To use one, the statement must be in writing, dated, and include specific language. For documents signed within the United States, the required closing is: “I declare under penalty of perjury that the foregoing is true and correct. Executed on [date].” For documents signed outside the United States, add “under the laws of the United States of America” after “penalty of perjury.”11Office of the Law Revision Counsel. 28 U.S. Code 1746 – Unsworn Declarations Under Penalty of Perjury
There are limits. Unsworn declarations cannot replace depositions, oaths of office, or oaths that a statute specifically requires be taken before a particular official other than a notary.11Office of the Law Revision Counsel. 28 U.S. Code 1746 – Unsworn Declarations Under Penalty of Perjury And some agencies — particularly USCIS for certain immigration forms — may still require a traditional notarized affidavit.
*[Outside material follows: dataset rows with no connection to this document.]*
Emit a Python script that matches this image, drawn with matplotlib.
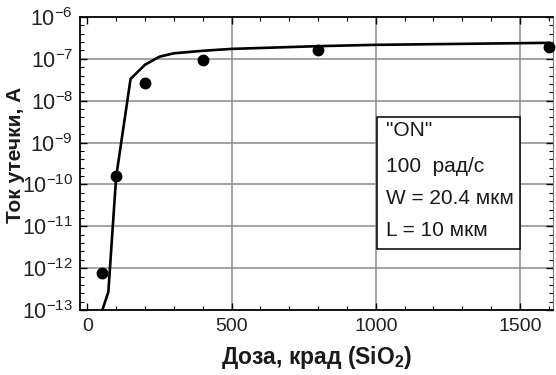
import numpy as np
import matplotlib
matplotlib.use("Agg")
import matplotlib.pyplot as plt
from matplotlib.ticker import FixedLocator, NullFormatter

plt.rcParams['font.family'] = ['Liberation Sans', 'DejaVu Sans']
plt.rcParams['mathtext.fontset'] = 'custom'
plt.rcParams['mathtext.rm'] = 'Liberation Sans'
plt.rcParams['mathtext.bf'] = 'Liberation Sans:bold'
plt.rcParams['mathtext.it'] = 'Liberation Sans'

# Measured leakage current vs. total dose
dose_meas = [50, 100, 200, 400, 800, 1600]
current_meas = [7.5e-13, 1.55e-10, 2.7e-8, 9.5e-8, 1.6e-7, 1.9e-7]

# Model curve
dose_model = [52, 73, 100, 150, 200, 250, 300, 400, 500, 800, 1000, 1600]
current_model = [1.0e-13, 2.7e-13, 1.5e-10, 3.3e-8, 7.2e-8, 1.12e-7, 1.35e-7,
                 1.55e-7, 1.72e-7, 2.0e-7, 2.15e-7, 2.4e-7]

x_ticks = [0, 500, 1000, 1500]
y_decades = list(range(-13, -5))

info_lines = ['"ON"', '100  рад/с', 'W = 20.4 мкм', 'L = 10 мкм']

fig = plt.figure(figsize=(5.56, 3.75), dpi=100)
ax = fig.add_axes([0.144, 0.173, 0.851, 0.782])
ax.set_yscale('log')
ax.set_xlim(-25, 1615)
ax.set_ylim(1e-13, 1e-6)

# grid lines
for d in y_decades[1:-1]:
    ax.axhline(10.0 ** d, color='#8c8c8c', lw=1.1, zorder=1)
for xv in x_ticks[1:]:
    ax.axvline(xv, color='#8c8c8c', lw=1.1, zorder=1)

ax.plot(dose_model, current_model, color='black', lw=1.9, zorder=3, clip_on=True)
ax.plot(dose_meas, current_meas, 'o', color='black', ms=7.5, zorder=4, clip_on=False)

ax.set_xticks(x_ticks)
ax.set_xticklabels([str(v) for v in x_ticks])
ax.xaxis.set_minor_locator(FixedLocator(np.arange(0, 1601, 100)))
ax.set_yticks([10.0 ** d for d in y_decades])
ax.set_yticklabels([r'$10^{%d}$' % d for d in y_decades])
minor_y = [10.0 ** (d + f) for d in y_decades[:-1] for f in (0.2, 0.4, 0.6, 0.8)]
ax.yaxis.set_minor_locator(FixedLocator(minor_y))
ax.yaxis.set_minor_formatter(NullFormatter())

ax.tick_params(which='both', direction='in', top=True, right=True, color='black')
ax.tick_params(which='major', length=5, width=1, pad=6)
ax.tick_params(which='minor', length=3, width=0.8)
ax.tick_params(axis='x', which='major', labelsize=14, labelcolor='#222222')
ax.tick_params(axis='y', which='major', labelsize=15.5, pad=5, labelcolor='#222222')

for s in ax.spines.values():
    s.set_linewidth(1.3)
    s.set_color('black')
ax.spines['right'].set_color('#777777')
ax.spines['right'].set_linewidth(0.8)

ax.set_xlabel(r'Доза, крад (SiO$_\mathbf{2}$)', fontsize=16.5, fontweight='bold',
              labelpad=6, color='#1a1a1a')
ax.set_ylabel('Ток утечки, А', fontsize=15, fontweight='bold', color='#1a1a1a')
ax.yaxis.set_label_coords(-0.117, 0.53)

# parameter box
bx0, by0, bx1, by1 = 377, 117, 520, 249
W, H = 556, 375
rect = plt.Rectangle((bx0 / W, 1 - by1 / H), (bx1 - bx0) / W, (by1 - by0) / H,
                     transform=fig.transFigure, facecolor='white', edgecolor='black',
                     lw=1.1, zorder=5)
fig.patches.append(rect)
ys = [130, 166, 198, 231]
for t, yy in zip(info_lines, ys):
    fig.text(386 / W, 1 - yy / H, t, fontsize=15, va='center', ha='left', zorder=6,
             color='#1a1a1a')

fig.savefig('out.png', dpi=100)
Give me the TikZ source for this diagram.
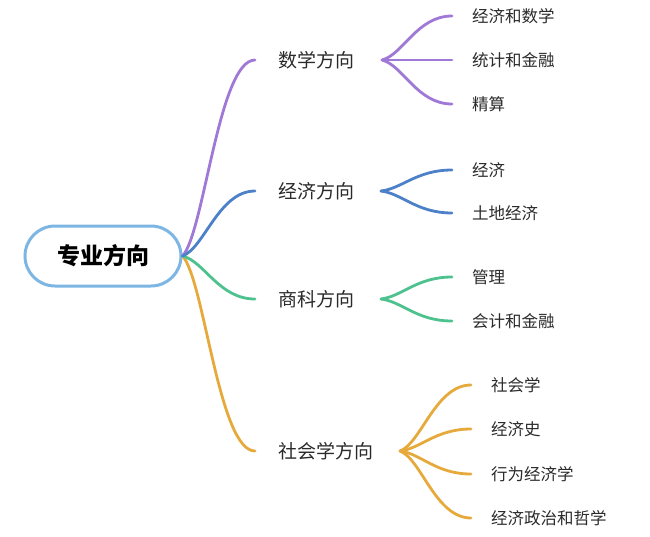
\documentclass[tikz,border=0pt]{standalone}
\usepackage{fontspec}
\setmainfont{Noto Sans CJK SC}
\usetikzlibrary{calc}
\definecolor{cpurple}{HTML}{A078D6}
\definecolor{cblue}{HTML}{4C80C8}
\definecolor{cgreen}{HTML}{4EC28E}
\definecolor{corange}{HTML}{E6AA3C}
\definecolor{croot}{HTML}{7DB6E2}
\definecolor{ctext}{HTML}{2A2A2A}
\tikzset{
  rootbox/.style={draw=croot, line width=3pt, rounded corners=30pt, minimum width=156pt, minimum height=60pt, fill=white, text=black, font=\fontsize{23}{25}\selectfont\bfseries, inner sep=0pt},
  lvone/.style={anchor=west, inner sep=0pt, text=ctext, font=\fontsize{19}{21}\selectfont},
  lvtwo/.style={anchor=west, inner sep=0pt, text=ctext, font=\fontsize{16.5}{18}\selectfont},
  branch/.style={line width=2.8pt, line cap=round},
}
\newcommand{\curveto}[3]{%
  \draw[branch,#3] let \p1=(#1), \p2=(#2) in (\p1) .. controls ({\x1+0.3*(\x2-\x1)},{\y1+0.12*(\y2-\y1)}) and ({\x1+0.5*(\x2-\x1)},{\y2}) .. (\p2);}
\begin{document}
\begin{tikzpicture}[x=1pt,y=-1pt]
\useasboundingbox (0,0) rectangle (650,536);
% level 2 text
\node[lvone] (n1) at (278,60) {数学方向};
\node[lvone] (n2) at (278,191) {经济方向};
\node[lvone] (n3) at (278,299) {商科方向};
\node[lvone] (n4) at (278,451) {社会学方向};
% leaf text
\node[lvtwo] (a1) at (472,16) {经济和数学};
\node[lvtwo] (a2) at (472,60) {统计和金融};
\node[lvtwo] (a3) at (472,104) {精算};
\node[lvtwo] (b1) at (472,170) {经济};
\node[lvtwo] (b2) at (472,213) {土地经济};
\node[lvtwo] (c1) at (472,277) {管理};
\node[lvtwo] (c2) at (472,321) {会计和金融};
\node[lvtwo] (d1) at (491,385) {社会学};
\node[lvtwo] (d2) at (491,429) {经济史};
\node[lvtwo] (d3) at (491,474) {行为经济学};
\node[lvtwo] (d4) at (491,518) {经济政治和哲学};
% coordinates
\coordinate (e1) at ($(n1.west)+(-23,0)$);
\coordinate (e2) at ($(n2.west)+(-23,0)$);
\coordinate (e3) at ($(n3.west)+(-23,0)$);
\coordinate (e4) at ($(n4.west)+(-23,0)$);
\coordinate (f1) at (382,60);
\coordinate (f2) at (381,191);
\coordinate (f3) at (381,299);
\coordinate (f4) at (400,451);
\foreach \n in {a1,a2,a3,b1,b2,c1,c2,d1,d2,d3,d4}{\coordinate (t\n) at ($(\n.west)+(-20,0)$);}
% main branches
\curveto{f1}{ta1}{cpurple}
\curveto{f1}{ta2}{cpurple}
\curveto{f1}{ta3}{cpurple}
\curveto{f2}{tb1}{cblue}
\curveto{f2}{tb2}{cblue}
\curveto{f3}{tc1}{cgreen}
\curveto{f3}{tc2}{cgreen}
\curveto{f4}{td1}{corange}
\curveto{f4}{td2}{corange}
\curveto{f4}{td3}{corange}
\curveto{f4}{td4}{corange}
\node[rootbox] (root) at (103,256) {专业方向};
\curveto{root.east}{e4}{corange}
\curveto{root.east}{e3}{cgreen}
\curveto{root.east}{e1}{cpurple}
\curveto{root.east}{e2}{cblue}
\end{tikzpicture}
\end{document}
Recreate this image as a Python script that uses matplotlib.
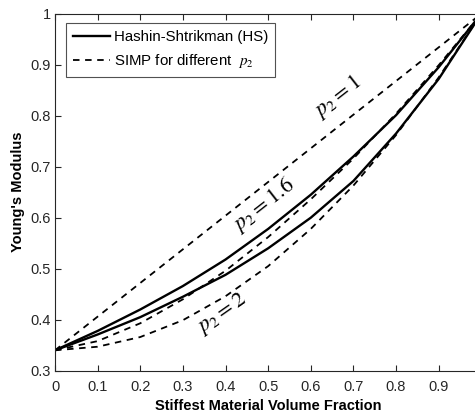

But for the vast majority of federal court filings, a properly worded declaration saves time and a trip to the notary without sacrificing any legal effect.
Federal law treats dishonesty in sworn documents seriously, and two separate statutes can apply depending on the circumstances.
The first is the general federal perjury statute, 18 U.S.C. § 1621. If you swear an oath and then include a material statement you don’t believe to be true, the maximum penalty is five years in prison, a fine, or both. The same penalty applies to false statements in unsworn declarations made under penalty of perjury.1Office of the Law Revision Counsel. 18 U.S. Code 1621 – Perjury Generally
The second is 18 U.S.C. § 1001, which covers false statements made in any matter within the jurisdiction of the federal government’s executive, legislative, or judicial branches. This statute reaches beyond sworn documents — it applies to any materially false statement or fraudulent document, whether sworn or not. The standard penalty is up to five years in prison. If the false statement involves domestic or international terrorism, the maximum jumps to eight years.12Office of the Law Revision Counsel. 18 U.S. Code 1001 – Statements or Entries Generally
The word “material” matters in both statutes. Not every inaccuracy triggers criminal liability — the false statement must relate to something that could actually influence the decision or proceeding. A typo in your middle name won’t land you in prison. But understating your income on an immigration affidavit of support, or omitting a key fact from a warrant application, absolutely could.